Each entry below should be written out exactly as it is, with no pictures.

start EXERCISE MATERIALS

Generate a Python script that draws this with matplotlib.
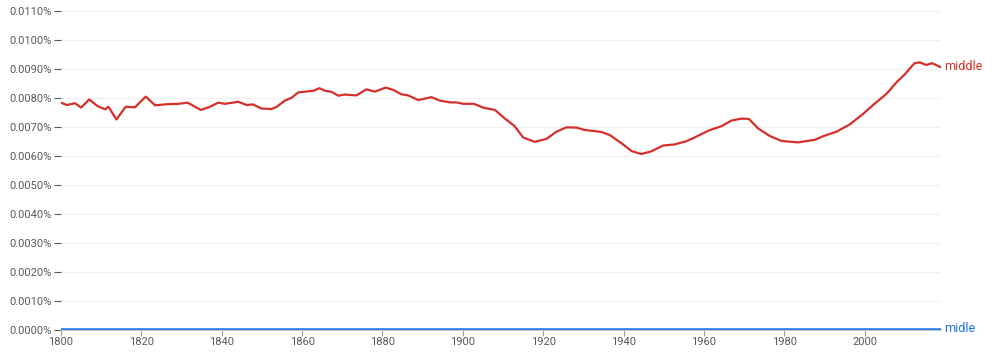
import matplotlib
matplotlib.use("Agg")
import matplotlib.pyplot as plt
from matplotlib.ticker import FuncFormatter, FixedLocator

plt.rcParams['font.family'] = ['Roboto', 'DejaVu Sans']

# Data (values in percent)
middle_years = [1800, 1801.4, 1803.5, 1805, 1807, 1809.1, 1811, 1811.8, 1813.8, 1816.1,
                1818.4, 1821.1, 1823.4, 1826.7, 1829.2, 1831.5, 1834.8, 1837.1, 1839.1,
                1840.8, 1844.1, 1846.2, 1847.8, 1849.8, 1852.4, 1853.7, 1855.7, 1857.4,
                1859, 1860.7, 1862.8, 1864.3, 1865.7, 1867.4, 1869, 1870.6, 1873.5, 1876,
                1878.1, 1880.8, 1882.7, 1884.7, 1886.4, 1888.9, 1892.2, 1894.3, 1896.8,
                1898.4, 1900.1, 1902.7, 1905.3, 1908, 1910.4, 1912.9, 1915, 1917.9,
                1920.8, 1923.3, 1925.8, 1928.3, 1930.3, 1934.5, 1936.6, 1939.5, 1942,
                1944.4, 1946.9, 1949.8, 1952.7, 1955.6, 1957.7, 1960, 1961.4, 1964.4,
                1966.8, 1969.3, 1971.2, 1973.5, 1976.4, 1979.3, 1983.4, 1987.6, 1990,
                1993, 1996.3, 1999.6, 2002.1, 2005.4, 2007.9, 2010, 2012.4, 2013.7,
                2015.3, 2016.8, 2018.7, 2019]
middle_vals = [0.00784, 0.00776, 0.00782, 0.00767, 0.00795, 0.00772, 0.00761, 0.00770,
               0.00726, 0.00770, 0.00768, 0.00805, 0.00775, 0.00779, 0.00780, 0.00784,
               0.00759, 0.00770, 0.00784, 0.00780, 0.00787, 0.00776, 0.00778, 0.00764,
               0.00762, 0.00770, 0.00791, 0.00801, 0.00819, 0.00822, 0.00825, 0.00834,
               0.00825, 0.00821, 0.00808, 0.00812, 0.00809, 0.00830, 0.00822, 0.00836,
               0.00828, 0.00813, 0.00809, 0.00793, 0.00803, 0.00791, 0.00785, 0.00785,
               0.00780, 0.00780, 0.00766, 0.00759, 0.00730, 0.00703, 0.00664, 0.00649,
               0.00659, 0.00684, 0.00699, 0.00698, 0.00690, 0.00683, 0.00672, 0.00644,
               0.00617, 0.00607, 0.00616, 0.00636, 0.00640, 0.00651, 0.00664, 0.00680,
               0.00689, 0.00703, 0.00722, 0.00729, 0.00728, 0.00695, 0.00669, 0.00652,
               0.00647, 0.00656, 0.00670, 0.00684, 0.00709, 0.00745, 0.00776, 0.00814,
               0.00854, 0.00882, 0.00920, 0.00923, 0.00914, 0.00920, 0.00908, 0.00906]

midle_years = [1800, 1850, 1900, 1950, 2000, 2019]
midle_vals = [0.00002, 0.00002, 0.00002, 0.00002, 0.00002, 0.00002]

red = '#d62f2a'
blue = '#1a73e8'
grey = '#555a60'

fig = plt.figure(figsize=(10, 3.56), dpi=100)
ax = fig.add_axes([0.061, 0.073, 0.880, 0.896])

ax.plot(middle_years, middle_vals, color=red, lw=1.6, solid_joinstyle='round',
        solid_capstyle='round')
ax.plot(midle_years, midle_vals, color=blue, lw=1.8)

ax.set_xlim(1800, 2019)
ax.set_ylim(0, 0.011)

yt = [i * 0.001 for i in range(12)]
ax.yaxis.set_major_locator(FixedLocator(yt))
ax.yaxis.set_major_formatter(FuncFormatter(lambda v, p: f"{v:.4f}%"))
ax.xaxis.set_major_locator(FixedLocator(list(range(1800, 2020, 20))))

ax.grid(axis='y', color='#efefef', lw=0.8)
ax.set_axisbelow(True)
for s in ['top', 'right', 'left']:
    ax.spines[s].set_visible(False)
ax.spines['bottom'].set_color('#cccccc')

ax.tick_params(axis='y', length=5, width=0.8, color=grey, labelcolor=grey,
               labelsize=8, pad=2)
ax.tick_params(axis='x', length=4, width=0.8, color='#999999', labelcolor=grey,
               labelsize=8, pad=1)

ax.text(1.003, (0.00906) / 0.011 + 0.004, 'middle', transform=ax.transAxes, color=red,
        fontsize=9, va='center', ha='left')
ax.text(1.003, 0.00002 / 0.011 + 0.002, 'midle', transform=ax.transAxes, color=blue,
        fontsize=9, va='center', ha='left')

fig.savefig('out.png', dpi=100)
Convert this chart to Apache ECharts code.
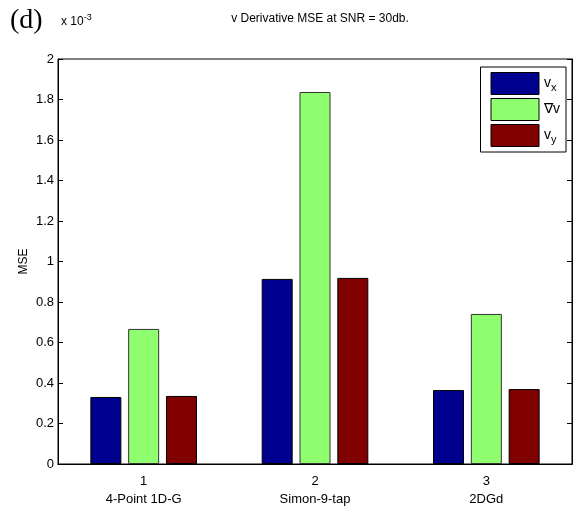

end EXERCISE MATERIALS

### RESULT
Generate a Python script that draws this with matplotlib.
import matplotlib
matplotlib.use("Agg")
import matplotlib.pyplot as plt
from matplotlib.ticker import FuncFormatter, FixedLocator

plt.rcParams['font.family'] = ['Roboto', 'DejaVu Sans']

# Data (values in percent)
middle_years = [1800, 1801.4, 1803.5, 1805, 1807, 1809.1, 1811, 1811.8, 1813.8, 1816.1,
                1818.4, 1821.1, 1823.4, 1826.7, 1829.2, 1831.5, 1834.8, 1837.1, 1839.1,
                1840.8, 1844.1, 1846.2, 1847.8, 1849.8, 1852.4, 1853.7, 1855.7, 1857.4,
                1859, 1860.7, 1862.8, 1864.3, 1865.7, 1867.4, 1869, 1870.6, 1873.5, 1876,
                1878.1, 1880.8, 1882.7, 1884.7, 1886.4, 1888.9, 1892.2, 1894.3, 1896.8,
                1898.4, 1900.1, 1902.7, 1905.3, 1908, 1910.4, 1912.9, 1915, 1917.9,
                1920.8, 1923.3, 1925.8, 1928.3, 1930.3, 1934.5, 1936.6, 1939.5, 1942,
                1944.4, 1946.9, 1949.8, 1952.7, 1955.6, 1957.7, 1960, 1961.4, 1964.4,
                1966.8, 1969.3, 1971.2, 1973.5, 1976.4, 1979.3, 1983.4, 1987.6, 1990,
                1993, 1996.3, 1999.6, 2002.1, 2005.4, 2007.9, 2010, 2012.4, 2013.7,
                2015.3, 2016.8, 2018.7, 2019]
middle_vals = [0.00784, 0.00776, 0.00782, 0.00767, 0.00795, 0.00772, 0.00761, 0.00770,
               0.00726, 0.00770, 0.00768, 0.00805, 0.00775, 0.00779, 0.00780, 0.00784,
               0.00759, 0.00770, 0.00784, 0.00780, 0.00787, 0.00776, 0.00778, 0.00764,
               0.00762, 0.00770, 0.00791, 0.00801, 0.00819, 0.00822, 0.00825, 0.00834,
               0.00825, 0.00821, 0.00808, 0.00812, 0.00809, 0.00830, 0.00822, 0.00836,
               0.00828, 0.00813, 0.00809, 0.00793, 0.00803, 0.00791, 0.00785, 0.00785,
               0.00780, 0.00780, 0.00766, 0.00759, 0.00730, 0.00703, 0.00664, 0.00649,
               0.00659, 0.00684, 0.00699, 0.00698, 0.00690, 0.00683, 0.00672, 0.00644,
               0.00617, 0.00607, 0.00616, 0.00636, 0.00640, 0.00651, 0.00664, 0.00680,
               0.00689, 0.00703, 0.00722, 0.00729, 0.00728, 0.00695, 0.00669, 0.00652,
               0.00647, 0.00656, 0.00670, 0.00684, 0.00709, 0.00745, 0.00776, 0.00814,
               0.00854, 0.00882, 0.00920, 0.00923, 0.00914, 0.00920, 0.00908, 0.00906]

midle_years = [1800, 1850, 1900, 1950, 2000, 2019]
midle_vals = [0.00002, 0.00002, 0.00002, 0.00002, 0.00002, 0.00002]

red = '#d62f2a'
blue = '#1a73e8'
grey = '#555a60'

fig = plt.figure(figsize=(10, 3.56), dpi=100)
ax = fig.add_axes([0.061, 0.073, 0.880, 0.896])

ax.plot(middle_years, middle_vals, color=red, lw=1.6, solid_joinstyle='round',
        solid_capstyle='round')
ax.plot(midle_years, midle_vals, color=blue, lw=1.8)

ax.set_xlim(1800, 2019)
ax.set_ylim(0, 0.011)

yt = [i * 0.001 for i in range(12)]
ax.yaxis.set_major_locator(FixedLocator(yt))
ax.yaxis.set_major_formatter(FuncFormatter(lambda v, p: f"{v:.4f}%"))
ax.xaxis.set_major_locator(FixedLocator(list(range(1800, 2020, 20))))

ax.grid(axis='y', color='#efefef', lw=0.8)
ax.set_axisbelow(True)
for s in ['top', 'right', 'left']:
    ax.spines[s].set_visible(False)
ax.spines['bottom'].set_color('#cccccc')

ax.tick_params(axis='y', length=5, width=0.8, color=grey, labelcolor=grey,
               labelsize=8, pad=2)
ax.tick_params(axis='x', length=4, width=0.8, color='#999999', labelcolor=grey,
               labelsize=8, pad=1)

ax.text(1.003, (0.00906) / 0.011 + 0.004, 'middle', transform=ax.transAxes, color=red,
        fontsize=9, va='center', ha='left')
ax.text(1.003, 0.00002 / 0.011 + 0.002, 'midle', transform=ax.transAxes, color=blue,
        fontsize=9, va='center', ha='left')

fig.savefig('out.png', dpi=100)
Convert this chart to Apache ECharts code.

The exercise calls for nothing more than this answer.